* **The task**
Retype all of the listing exactly, passing over any picture you find.

==== Supplied information

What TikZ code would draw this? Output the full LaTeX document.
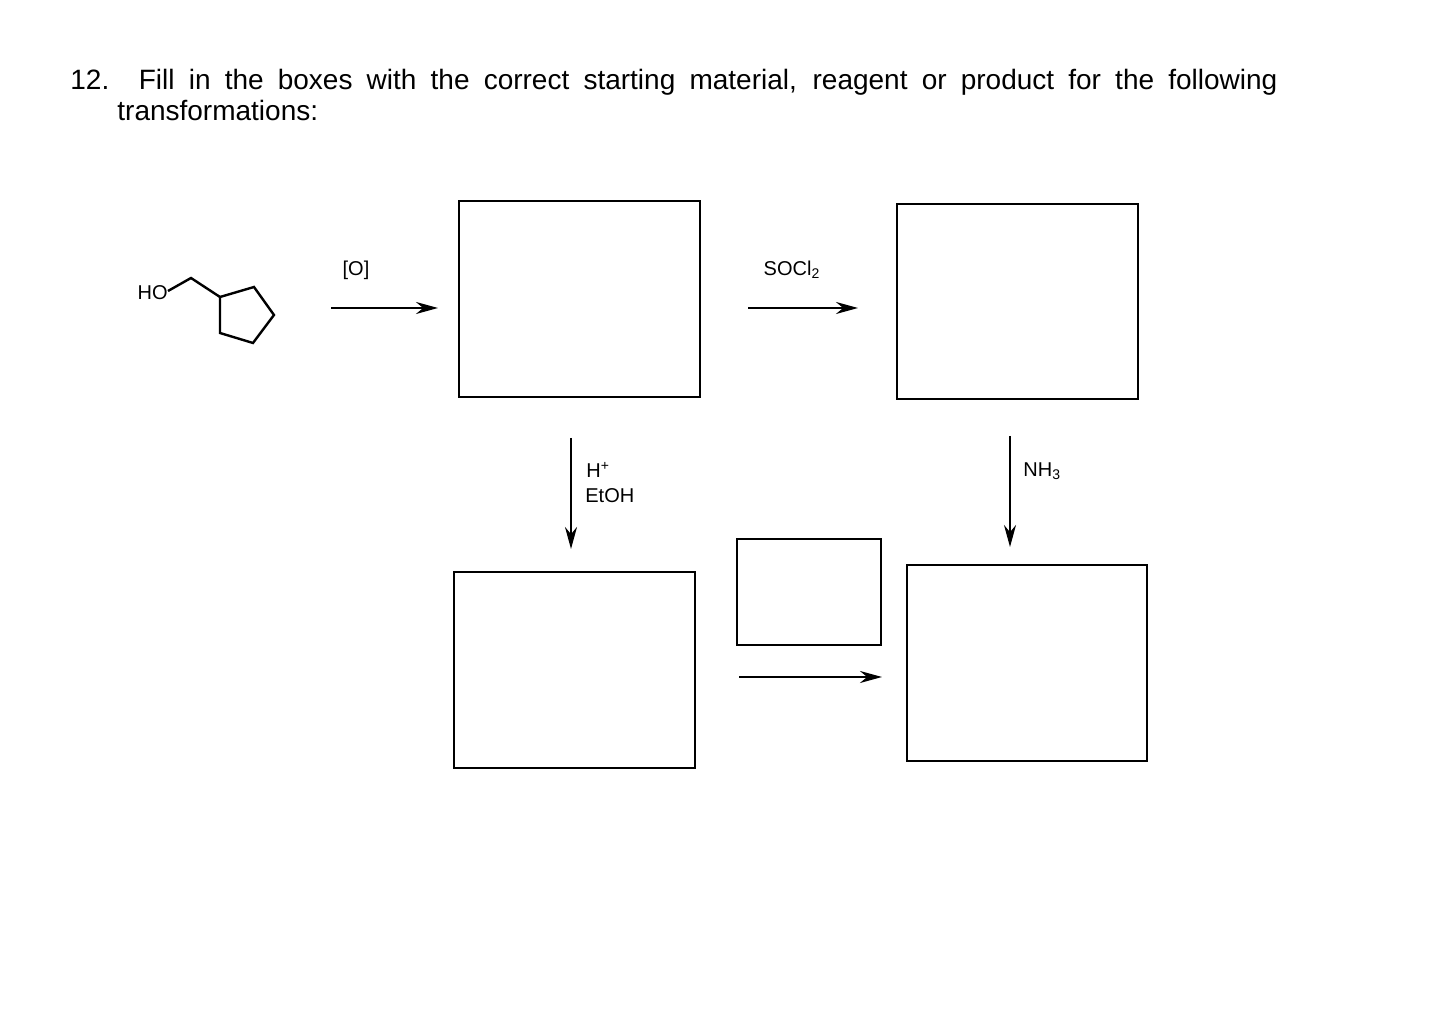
\documentclass[tikz,border=0pt]{standalone}
\usepackage{fontspec}
\setmainfont{Liberation Sans}
\usetikzlibrary{arrows.meta}
\begin{document}
\begin{tikzpicture}[x=0.5pt,y=-0.5pt,
  box/.style={draw,line width=1.2pt},
  rxn/.style={line width=1.1pt,-{Stealth[length=11pt,width=6pt]}},
  bond/.style={line width=1.2pt,line join=miter},
  ttl/.style={anchor=base west,inner sep=0pt,font=\fontsize{14pt}{15.5pt}\selectfont},
  lbl/.style={font=\fontsize{10pt}{12pt}\selectfont,inner sep=0pt}]
\useasboundingbox (0,0) rectangle (1440,1036);
\node[ttl] (title1) at (70,90) {\makebox[603.5pt][s]{12. Fill in the boxes with the correct starting material, reagent or product for the following}};
\node[ttl] (title2) at (117,121) {transformations:};
% molecule
\node[lbl,anchor=east] (ho) at (168,293) {HO};
\coordinate (c1) at (191,278);
\coordinate (r1) at (220,297);
\coordinate (r2) at (254,287);
\coordinate (r3) at (274,315);
\coordinate (r4) at (253,343);
\coordinate (r5) at (220,333);
\draw[bond] (ho.east) ++(0,-2) -- (c1) -- (r1);
\draw[bond] (r1) -- (r2) -- (r3) -- (r4) -- (r5) -- cycle;
% boxes
\node[box,minimum width=120.5pt,minimum height=98pt,anchor=north west] (b1) at (458,200) {};
\node[box,minimum width=120.5pt,minimum height=97.5pt,anchor=north west] (b2) at (896,203) {};
\node[box,minimum width=120.5pt,minimum height=98pt,anchor=north west] (b3) at (453,571) {};
\node[box,minimum width=120pt,minimum height=98pt,anchor=north west] (b4) at (906,564) {};
\node[box,minimum width=72pt,minimum height=53pt,anchor=north west] (b5) at (736,538) {};
% arrows
\coordinate (a1s) at (331,308); \coordinate (a1e) at (438,308);
\coordinate (a2s) at (748,308); \coordinate (a2e) at (858,308);
\coordinate (a3s) at (571,438); \coordinate (a3e) at (571,549);
\coordinate (a4s) at (1010,436); \coordinate (a4e) at (1010,547);
\coordinate (a5s) at (739,677); \coordinate (a5e) at (882,677);
\draw[rxn] (a1s) -- (a1e);
\draw[rxn] (a2s) -- (a2e);
\draw[rxn] (a3s) -- (a3e);
\draw[rxn] (a4s) -- (a4e);
\draw[rxn] (a5s) -- (a5e);
\node[lbl] (l1) at (356,270) {[O]};
\node[lbl] (l2) at (792,270) {SOCl\textsubscript{2}};
\node[lbl,anchor=west] (l3) at (586,470) {H\textsuperscript{+}};
\node[lbl,anchor=west] (l4) at (585,496) {EtOH};
\node[lbl,anchor=west] (l5) at (1023,471) {NH\textsubscript{3}};
\end{tikzpicture}
\end{document}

========

* **Solution for this problem**
What TikZ code would draw this? Output the full LaTeX document.
\documentclass[tikz,border=0pt]{standalone}
\usepackage{fontspec}
\setmainfont{Liberation Sans}
\usetikzlibrary{arrows.meta}
\begin{document}
\begin{tikzpicture}[x=0.5pt,y=-0.5pt,
  box/.style={draw,line width=1.2pt},
  rxn/.style={line width=1.1pt,-{Stealth[length=11pt,width=6pt]}},
  bond/.style={line width=1.2pt,line join=miter},
  ttl/.style={anchor=base west,inner sep=0pt,font=\fontsize{14pt}{15.5pt}\selectfont},
  lbl/.style={font=\fontsize{10pt}{12pt}\selectfont,inner sep=0pt}]
\useasboundingbox (0,0) rectangle (1440,1036);
\node[ttl] (title1) at (70,90) {\makebox[603.5pt][s]{12. Fill in the boxes with the correct starting material, reagent or product for the following}};
\node[ttl] (title2) at (117,121) {transformations:};
% molecule
\node[lbl,anchor=east] (ho) at (168,293) {HO};
\coordinate (c1) at (191,278);
\coordinate (r1) at (220,297);
\coordinate (r2) at (254,287);
\coordinate (r3) at (274,315);
\coordinate (r4) at (253,343);
\coordinate (r5) at (220,333);
\draw[bond] (ho.east) ++(0,-2) -- (c1) -- (r1);
\draw[bond] (r1) -- (r2) -- (r3) -- (r4) -- (r5) -- cycle;
% boxes
\node[box,minimum width=120.5pt,minimum height=98pt,anchor=north west] (b1) at (458,200) {};
\node[box,minimum width=120.5pt,minimum height=97.5pt,anchor=north west] (b2) at (896,203) {};
\node[box,minimum width=120.5pt,minimum height=98pt,anchor=north west] (b3) at (453,571) {};
\node[box,minimum width=120pt,minimum height=98pt,anchor=north west] (b4) at (906,564) {};
\node[box,minimum width=72pt,minimum height=53pt,anchor=north west] (b5) at (736,538) {};
% arrows
\coordinate (a1s) at (331,308); \coordinate (a1e) at (438,308);
\coordinate (a2s) at (748,308); \coordinate (a2e) at (858,308);
\coordinate (a3s) at (571,438); \coordinate (a3e) at (571,549);
\coordinate (a4s) at (1010,436); \coordinate (a4e) at (1010,547);
\coordinate (a5s) at (739,677); \coordinate (a5e) at (882,677);
\draw[rxn] (a1s) -- (a1e);
\draw[rxn] (a2s) -- (a2e);
\draw[rxn] (a3s) -- (a3e);
\draw[rxn] (a4s) -- (a4e);
\draw[rxn] (a5s) -- (a5e);
\node[lbl] (l1) at (356,270) {[O]};
\node[lbl] (l2) at (792,270) {SOCl\textsubscript{2}};
\node[lbl,anchor=west] (l3) at (586,470) {H\textsuperscript{+}};
\node[lbl,anchor=west] (l4) at (585,496) {EtOH};
\node[lbl,anchor=west] (l5) at (1023,471) {NH\textsubscript{3}};
\end{tikzpicture}
\end{document}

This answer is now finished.